Monday, December 24, 2007

Norwich Isn't Hooterville, Even if Rob Edson Looks Like Eddie Albert


‘Twas the day before the night before Christmas – what better time for Valley News columnist Jim Kenyon to publish a dispatch that is so devoid of news, and so redolent of his need to vilify his home town of Norwich, as to achieve true self-parody.

Weeks and weeks ago, principal Rob Edson of the Marion Cross School announced that he would be leaving the helm of the Norwich elementary school at the end of the current academic year. The fact was duly reported in Kenyon’s paper, regurgitated now by Kenyon himself.

Surely there must be some scandal, intrigue or controversy involved, Kenyon seems to have resolved. But he apparently couldn’t find any. As far as anyone can tell, Edson simply decided he was tired of his job and prefers to do something else for a living. (Ordinarily, people in that position embark upon a confidential search for a new job prior to resigning, but that option isn’t open to Edson, in no small part because the Valley News thinks people who take important public sector jobs should forfeit their privacy.)

Indeed, the only real news in Kenyon’s column about Rob Edson is that the principal refused to return Kenyon’s phone calls. It is a positive development, suggesting that officials in Norwich have wised up and determined that they have nothing to gain by cooperating with Kenyon’s quest to make Norwich look like Hooterville (a fictitious sitcom town where wily farmers coexist with rich nitwits from away, for those too young to remember Green Acres).

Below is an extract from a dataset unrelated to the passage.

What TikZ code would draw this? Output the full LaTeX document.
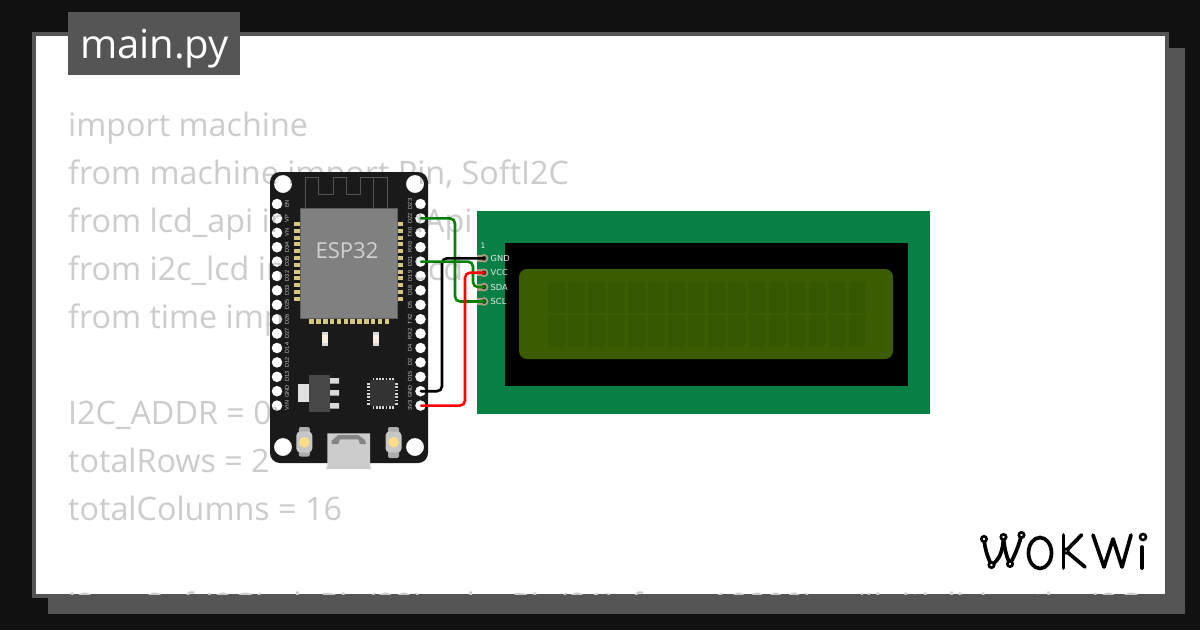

“Norwich can’t keep a principal,” proclaimed Kenyon, even though Edson’s longevity hardly advances the hypothesis. Never one to let the facts get in the way of a good story, Kenyon trots out the sorry record that preceded Edson’s tenure, which involved four principals who failed to catch on. Thus, to make the Kenyonesque innuendo explicit, in this columnist’s opinion even a relatively generous $90,000 salary is inadequate to keep someone at the helm of the public school in a town of wealthy whiners.

Earth to Jim Kenyon: The world is full of thankless high-visibility jobs. They tend to pay better than positions that don’t involve overseeing zero-sum games like public school systems. The phenomenon is hardly unique to prosperous communities.

And by the way, Jim Kenyon, since you seem to appreciate innuendo: One would have thought that if 2007 taught you anything, it would be to ‘judge not lest ye be judged’ when it comes to relations between parents and their kids’ public schools.

Instead, 2007 made clear that Jim Kenyon essentially has only two columns, which he keeps writing over and over again. The first one identifies a nonprofit that is underfunded and largely unrecognized because it tends to serve downtrodden folks who are generally invisible. The second picks some successful local institution and, by consulting only with those who have an axe to grind, manages to make success look like failure.